Conflict can arise when Quranic inheritance shares collide with state law. Many states guarantee a surviving spouse a minimum share (called an elective share) that may exceed what Islamic rules would assign. A testator who leaves their wife one-eighth of the estate per the Quranic formula may find a court overriding that provision to protect the spouse’s statutory rights. Estate planners working with Muslim clients often combine wills with trusts and structured asset ownership to align religious goals with local legal requirements and minimize court involvement.

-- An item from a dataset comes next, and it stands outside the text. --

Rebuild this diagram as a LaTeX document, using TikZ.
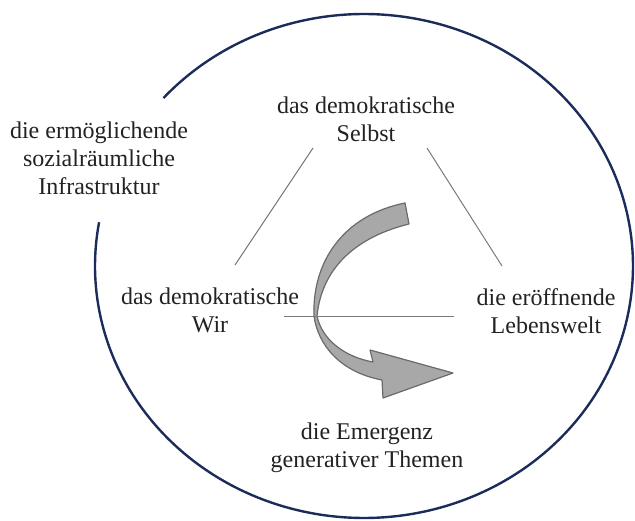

Workplace Religious Accommodation

Muslim employees in the United States have a legal right to request workplace accommodations for religious practices, including daily prayer breaks, under Title VII of the Civil Rights Act of 1964. The U.S. Equal Employment Opportunity Commission identifies scheduling changes for prayer times and permitting use of a workstation or office space for prayer as examples of reasonable accommodations.16U.S. Equal Employment Opportunity Commission. Fact Sheet: Religious Accommodations in the Workplace Employees do not need to use any specific language when making the request. They simply need to inform the employer that they have a religious need.

An employer can refuse an accommodation only if it would impose an undue hardship on the business. In 2023, the Supreme Court raised that bar significantly in Groff v. DeJoy, holding that “undue hardship” requires the employer to show that the accommodation would result in “substantial increased costs in relation to the conduct of its particular business,” rejecting the previous standard that allowed employers to refuse accommodations imposing anything more than a trivial cost.17Justia. Groff v DeJoy, 600 U.S. (2023) Coworker complaints or customer discomfort with an employee praying at work do not qualify as undue hardship.